Our allowance for loan losses was $17.0 million at September 30, 2016, which represented 0.99% of loans outstanding, 4 basis points below our ratio one year earlier and 3 basis points below our ratio at December 31, 2015. Our provision for loan losses for the third quarter of 2016 was $480 thousand, down $57 thousand from the provision for the comparable 2015 quarter. The decrease reflected a modest decline in the level of classified commercial loans between the periods. Our coverage ratio at period-end continued to reflect the strong quality of our loan portfolio.
Cash and Stock Dividends: We distributed a cash dividend of $0.243 per share to shareholders in the third quarter of 2016. The cash dividend was 3% higher than the cash dividend paid in the third quarter of 2015 when adjusted for our 3% stock dividend distributed on September 29, 2016.
Capital: Total stockholders’ equity was a record $229.2 million at period-end, up $18.1 million, or 8.6%, above the prior-year amount. Our capital grew over the period at a faster pace than total asset growth of 6.7%, and the capital ratios remained strong in 2016. At September 30, 2016, the Company's Capital Equity Tier 1 ratio was estimated to be 12.80% and the total risk-based capital ratio was estimated to be 14.99%. The capital ratios of the Company and both its subsidiary banks continue to significantly exceed the “well capitalized” regulatory standards, which places us in the highest current regulatory category.
Peer Group: Many of our key operating ratios have consistently compared favorably to our peer group, defined as U.S. bank holding companies having $1 billion to $3 billion in total assets, as identified in the Federal Reserve Bank’s "Bank Holding Company Performance Report" (FRB Report). The most current peer data available in the FRB Report is as of and for the six-month period ended June 30, 2016, in which our return on average equity (ROE) annualized was 11.95%, as compared to 8.47% for our peer group. As of September 30, 2016, our ratio of loans 90 days past due and accruing, plus nonaccrual loans to total loans was 0.40%, as compared to 0.84% for our peer group, while our annualized ratio of net loan losses of 0.05% was below the peer result of 0.07%.
Industry Recognition: Arrow Financial Corporation was again named one of "America's 50 Most Trustworthy Financial Companies" by Forbes, the fifth consecutive year we have received this recognition. Arrow was also recently recognized in Bank Director Magazine’s annual “Bank Performance Scorecard” as one of the top-performing banks in the country. We ranked 37th among the top 166 U.S. banks with $1 billion to $5 billion in assets, based on profitability, capitalization and asset quality, earning the highest ranking among its peers in New York State.

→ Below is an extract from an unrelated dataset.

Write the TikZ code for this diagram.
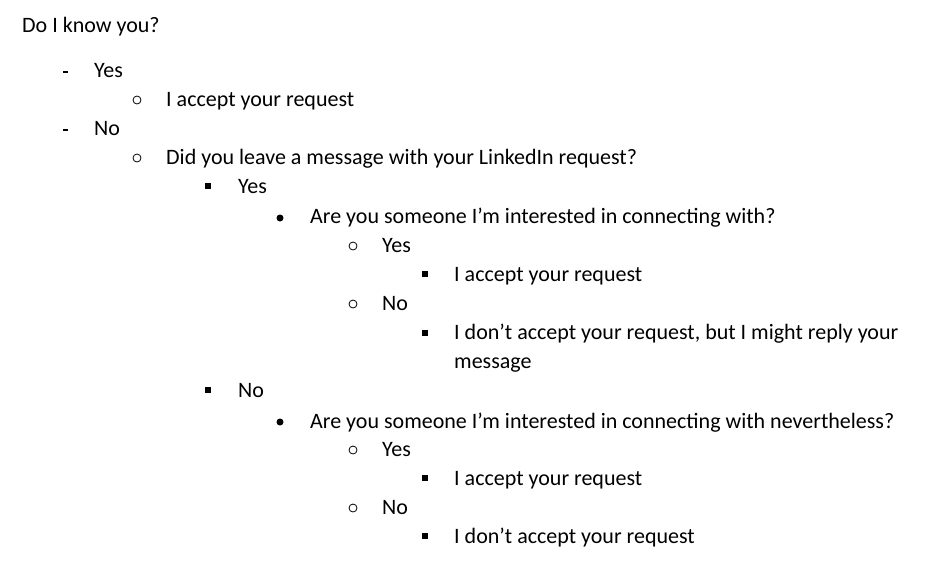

Both of the Company's two banking subsidiaries also maintained their 5-Star Superior Bank by BauerFinancial, Inc. Glens Falls National Bank and Trust Company and Saratoga National Bank and Trust Company have each earned this designation for the past 38 and 30 quarters, respectively.
Arrow Financial Corporation is a multi-bank holding company headquartered in Glens Falls, New York, serving the financial needs of northeastern New York. The Company is the parent of Glens Falls National Bank and Trust Company and Saratoga National Bank and Trust Company. Other subsidiaries include North Country Investment Advisers, Inc.; two property and casualty insurance agencies: Upstate Agency, LLC, and McPhillips Insurance Agency, a division of Glens Falls National Insurance Agencies, LLC; and Capital Financial Group, Inc., an insurance agency specializing in the sale and servicing of group health plans.
In addition to presenting information in conformity with accounting principles generally accepted in the United States of America (GAAP), this news release contains financial information determined by methods other than GAAP (non-GAAP). The following measures used in this release, which are commonly utilized by financial institutions, have not been specifically exempted by the Securities and Exchange Commission ("SEC") and may constitute "non-GAAP financial measures" within the meaning of the SEC's rules. Certain non-GAAP financial measures include: tangible equity, return on tangible equity, tax-equivalent adjustment and related net interest income - tax equivalent, and the efficiency ratio. Management believes that the non-GAAP financial measures disclosed by the Company from time to time are useful in evaluating the Company's performance and that such information should be considered as supplemental in nature and not as a substitute for or superior to the related financial information prepared in accordance with GAAP. Our non-GAAP financial measures may differ from similar measures presented by other companies. See the reconciliation of GAAP to non-GAAP measures in the section "Select Quarterly Information."
The information contained in this news release may contain statements that are not historical in nature but rather are based on management’s beliefs, assumptions, expectations, estimates and projections about the future. These statements may be "forward- looking statements" within the meaning of Section 21E of the Securities Exchange Act of 1934, as amended, involving a degree of uncertainty and attendant risk. In the case of all forward-looking statements, actual outcomes and results may differ materially from what the statements predict or forecast, explicitly or by implication. The Company undertakes no obligation to revise or update these forward-looking statements to reflect the occurrence of unanticipated events. This News Release should be read in conjunction with the Company’s Annual Report on Form 10-K for the year ended December 31, 2015, and our other filings with the Securities and Exchange Commission.